Let $\Omega \subset \mathbb{C}$ be an open set that contains the unit ball $D$ and let $f \in \mathcal{O}(\Omega)$ a non constant map s.t. $|f(z)| = 1$ for all $z \in \partial D$. Show that $f$ has a zero in $D$.
Here's my reasoning:
$f \in \mathcal{O}(D) \Rightarrow f $ satisfies the maximum principle, i.e. the maximum of $|f(z)|$ is on $\partial D$.
Suppose $f$ doesn't have zeros within $D$. I would like to reach a contradiction with the fact that $f$ is not constant.

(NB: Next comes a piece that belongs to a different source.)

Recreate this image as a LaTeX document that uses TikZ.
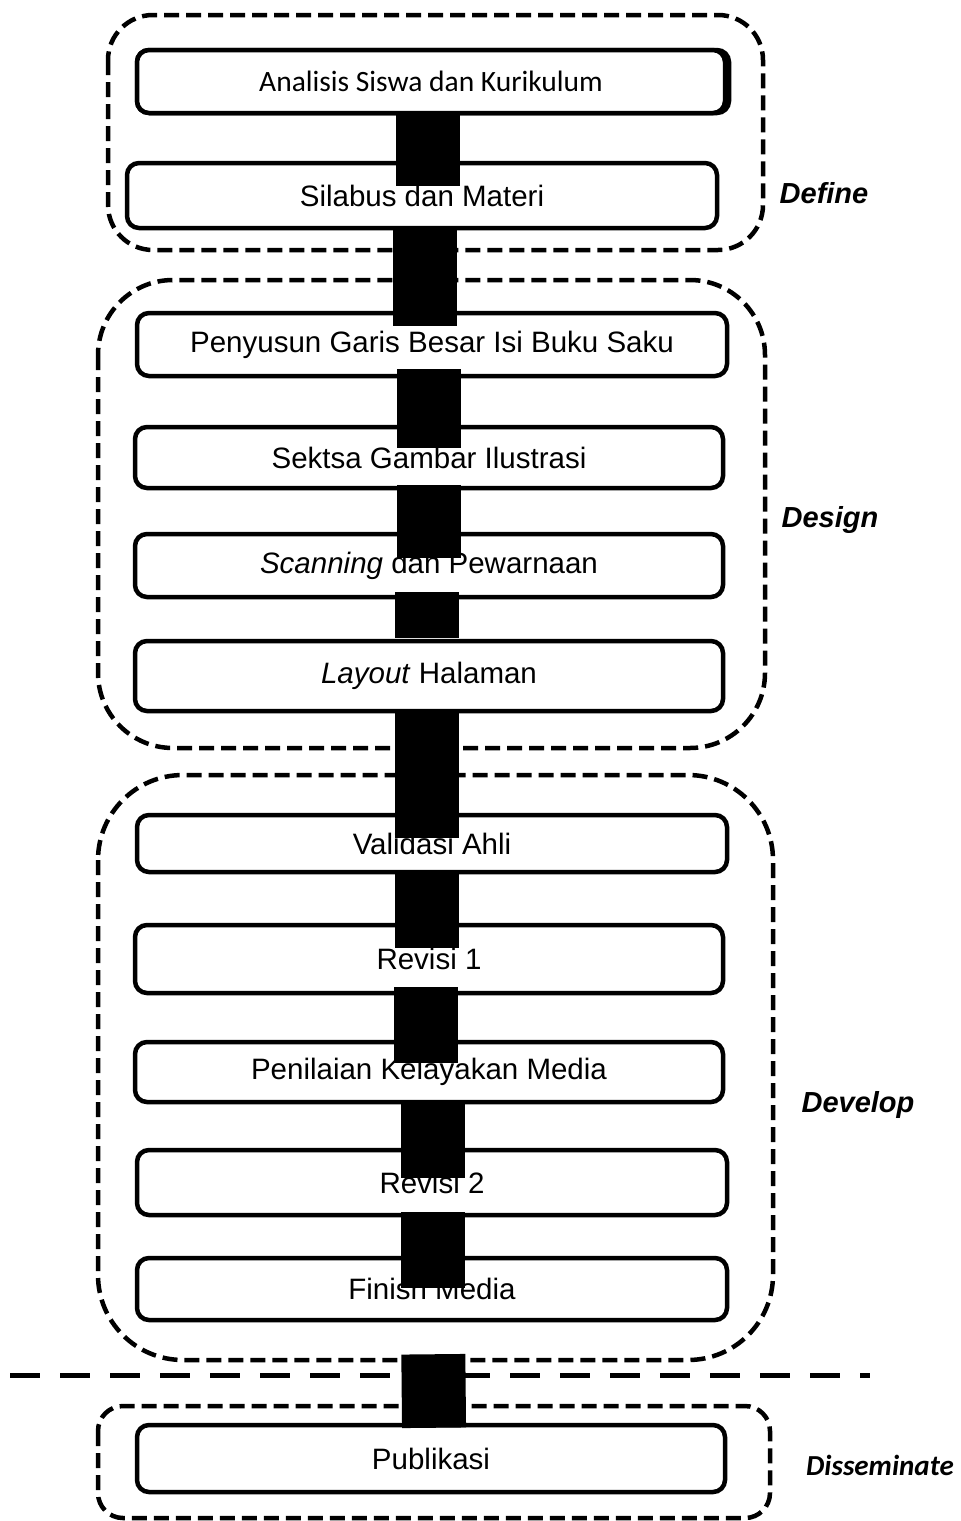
\documentclass[tikz,border=0pt]{standalone}
\usepackage{fontspec}
\setmainfont{Liberation Sans}
\newfontfamily\calibfont{Carlito}
\usetikzlibrary{positioning}

\tikzset{
  stepbox/.style={draw, line width=4.5pt, rounded corners=12pt, fill=white, inner sep=0pt, font=\fontsize{29.5}{36}\selectfont},
  phase/.style={draw, line width=4.5pt, dash pattern=on 15pt off 7pt},
  phaselabel/.style={font=\fontsize{29}{34}\selectfont\bfseries\itshape},
  link/.style={line width=64pt},
  sepline/.style={line width=5pt, dash pattern=on 30pt off 20pt}
}

\begin{document}
\begin{tikzpicture}[x=1pt, y=-1pt]
            \useasboundingbox (0,0) rectangle (961,1521);
            \draw[phase, rounded corners=45pt] (108,15) rectangle (763,250);
            \draw[phase, rounded corners=75pt] (98,280) rectangle (765,748);
            \draw[phase, rounded corners=85pt] (98,775) rectangle (773,1360);
            \draw[phase, rounded corners=25pt] (98,1406) rectangle (770,1518);
            \draw[sepline] (10,1375) -- (870,1375);
            \draw[line width=4.5pt, rounded corners=12pt] (137,50) rectangle (729,113);
            \node[stepbox, minimum width=588pt, minimum height=63pt, font=\fontsize{29.5}{36}\selectfont\calibfont] (a1) at (431,81.5) {Analisis Siswa dan Kurikulum};
            \node[stepbox, minimum width=590pt, minimum height=65pt] (a2) at (422,195.5) {Silabus dan Materi};
            \node[stepbox, minimum width=590pt, minimum height=63pt] (b1) at (432,344.5) {Penyusun Garis Besar Isi Buku Saku};
            \node[stepbox, minimum width=588pt, minimum height=61pt] (b2) at (429,457.5) {Sektsa Gambar Ilustrasi};
            \node[stepbox, minimum width=588pt, minimum height=63pt] (b3) at (429,565.5) {\textit{Scanning} dan Pewarnaan};
            \node[stepbox, minimum width=588pt, minimum height=70pt] (b4) at (429,676) {\textit{Layout} Halaman};
            \node[stepbox, minimum width=590pt, minimum height=57pt] (c1) at (432,843.5) {Validasi Ahli};
            \node[stepbox, minimum width=588pt, minimum height=68pt] (c2) at (429,959) {Revisi 1};
            \node[stepbox, minimum width=588pt, minimum height=60pt] (c3) at (429,1072) {Penilaian Kelayakan Media};
            \node[stepbox, minimum width=590pt, minimum height=65pt] (c4) at (432,1182.5) {Revisi 2};
            \node[stepbox, minimum width=590pt, minimum height=62pt] (c5) at (432,1289) {Finish Media};
            \node[stepbox, minimum width=588pt, minimum height=67pt] (d1) at (431,1458.5) {Publikasi};
            \draw[link, shorten >=-25pt] ([xshift=-3pt]a1.south) -- ([xshift=6pt]a2.north);
            \draw[link, shorten <=-2pt, shorten >=-15pt] ([xshift=3pt]a2.south) -- ([xshift=-7pt]b1.north);
            \draw[link, shorten <=-9pt, shorten >=-23pt] ([xshift=-3pt]b1.south) -- (b2.north);
            \draw[link, shorten <=-5pt, shorten >=-26pt] (b2.south) -- (b3.north);
            \draw[link, shorten <=-7pt, shorten >=1pt] ([xshift=-2pt]b3.south) -- ([xshift=-2pt]b4.north);
            \draw[link, shorten <=-4pt, shorten >=-25pt] ([xshift=-2pt]b4.south) -- ([xshift=-5pt]c1.north);
            \draw[link, shorten >=-25pt] ([xshift=-5pt]c1.south) -- ([xshift=-2pt]c2.north);
            \draw[link, shorten <=-8pt, shorten >=-23pt] ([xshift=-3pt]c2.south) -- ([xshift=-3pt]c3.north);
            \draw[link, shorten <=-4pt, shorten >=-30pt] ([xshift=4pt]c3.south) -- ([xshift=1pt]c4.north);
            \draw[link, shorten <=-5pt, shorten >=-32pt] ([xshift=1pt]c4.south) -- ([xshift=1pt]c5.north);
            \draw[link, shorten <=32pt, shorten >=-5pt] ([xshift=1pt]c5.south) -- ([xshift=3pt]d1.north);
            \node[phaselabel] (l1) at (824,193) {Define};
            \node[phaselabel] (l2) at (830,520) {Design};
            \node[phaselabel] (l3) at (858,1105) {Develop};
            \node[phaselabel, font=\fontsize{29}{34}\selectfont\calibfont\bfseries\itshape] (l4) at (880,1465) {Disseminate};
        \end{tikzpicture}
\end{document}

We would have: $\frac{1}{f} \in \mathcal{O}(D)$, so $1 \over f$ satisfies the maximum principle as well, thus we can conclude that $|f(z)| = 1$ for all $z \in D$.

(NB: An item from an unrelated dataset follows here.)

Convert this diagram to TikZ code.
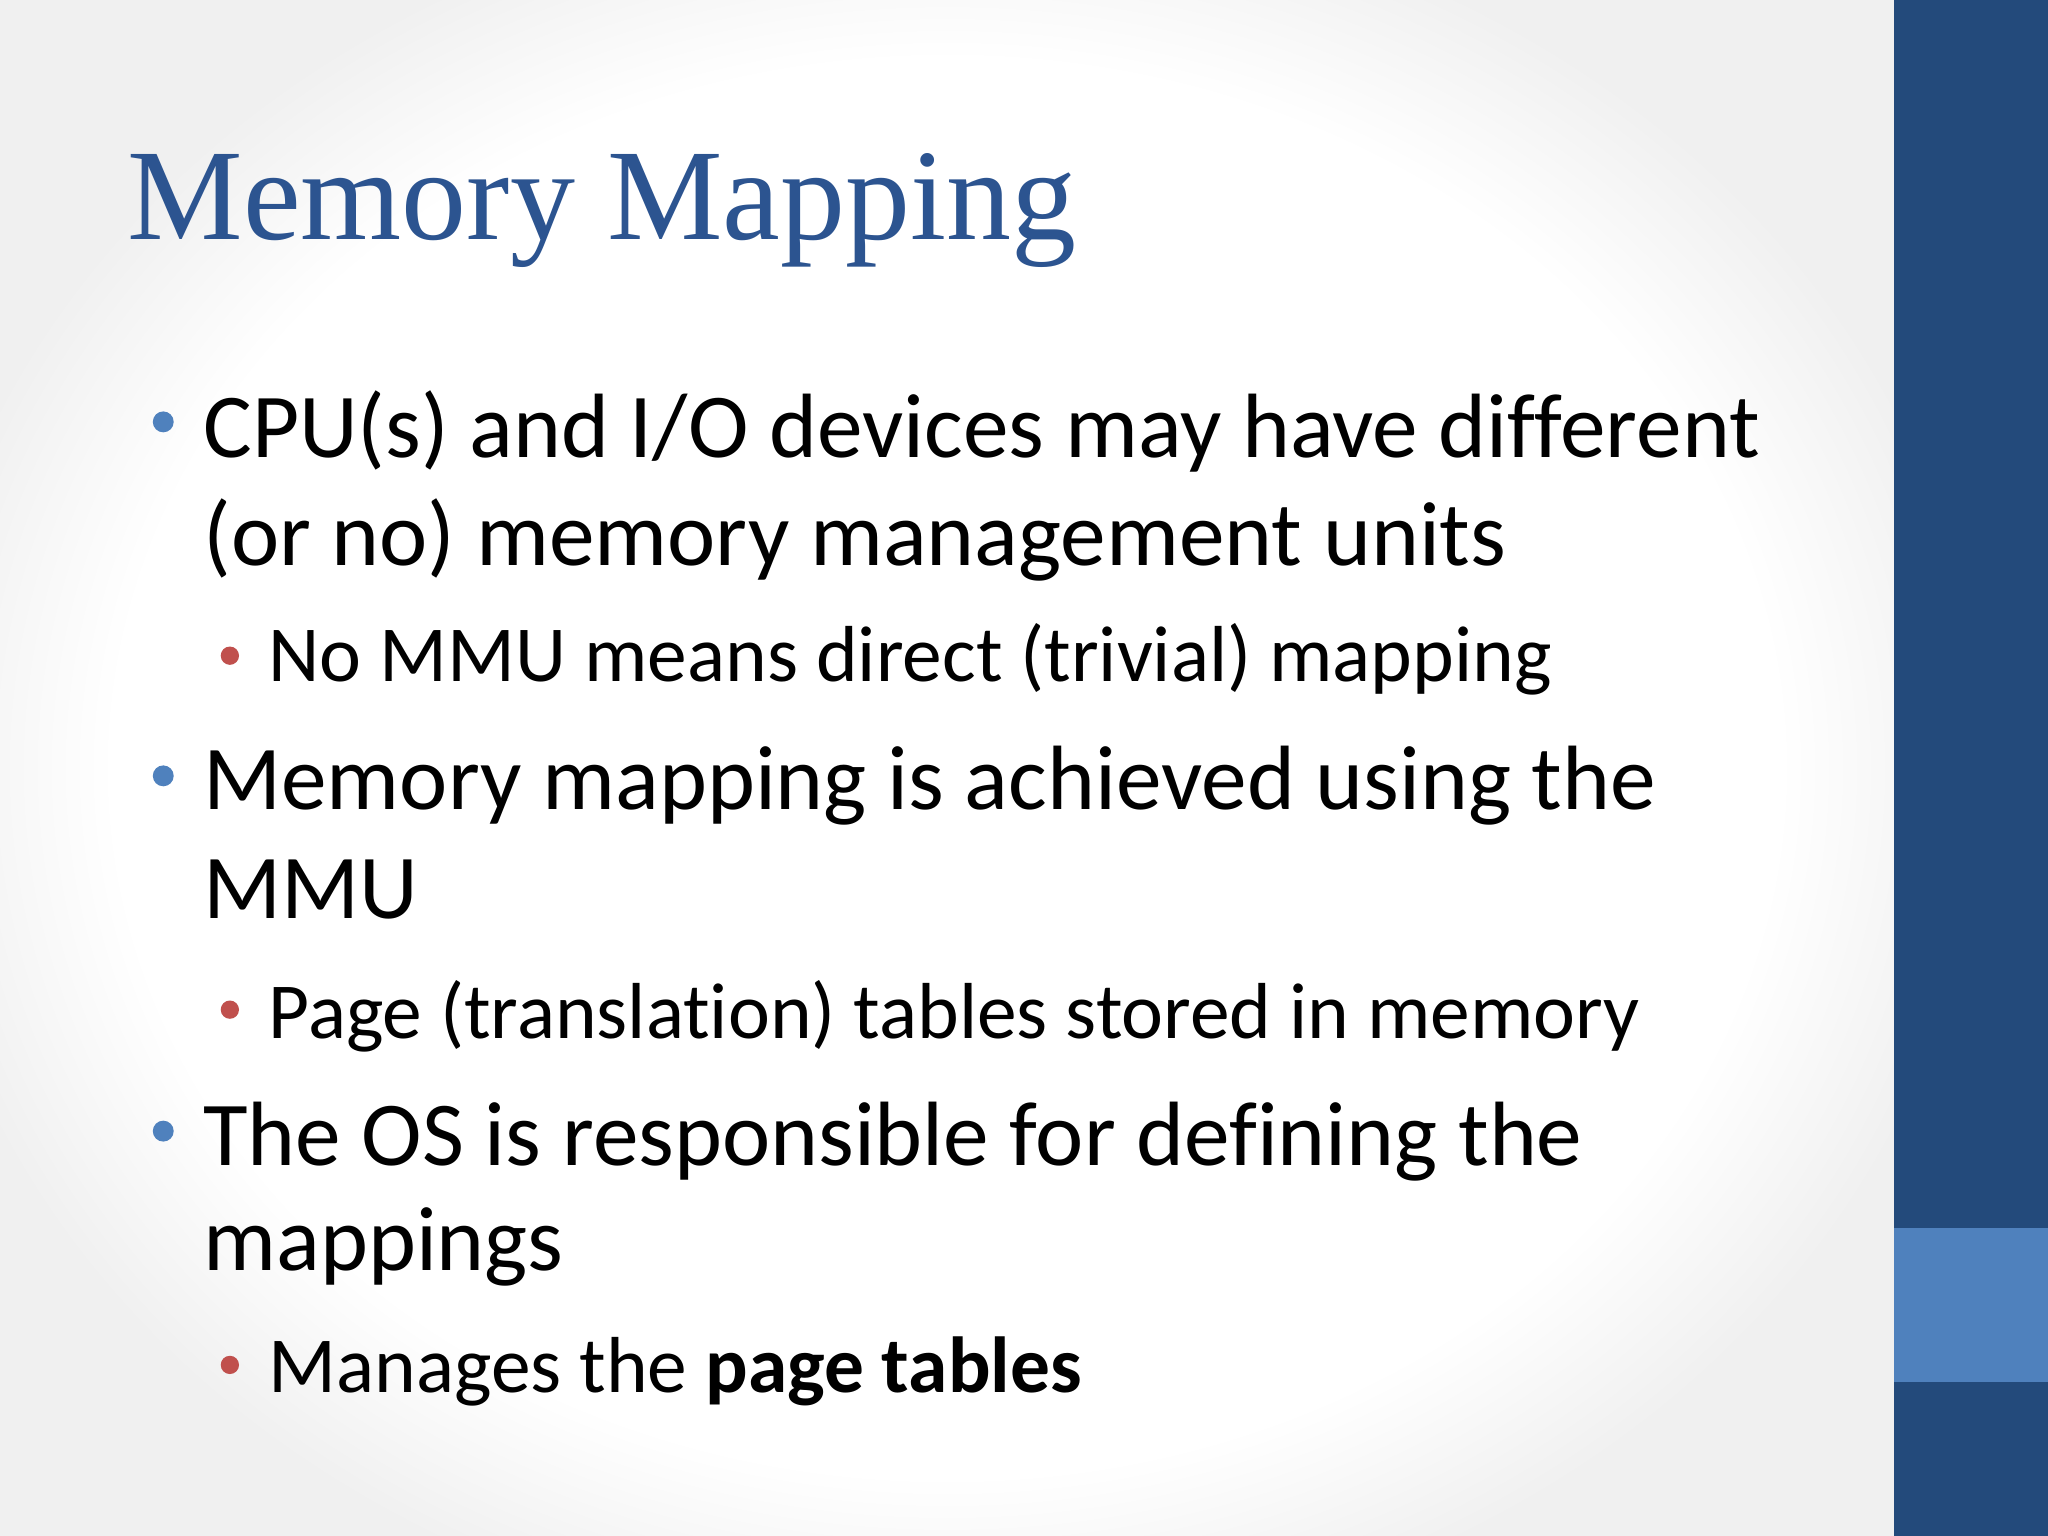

But now I'm stuck, I don't know how to conclude that $f$ is indeed constant…any help is appreciated!
The maximum modulus principle implies that the maximum of $|f(z)|$ can only occur on the boundary. Another way to say it: for all $z\in D^\circ$, we have $|f(z)|<\max_{z\in\partial D}|f(z)|$. Since you have $|f(z)|=1$ for all $z\in D$, $f(z)$ must be constant.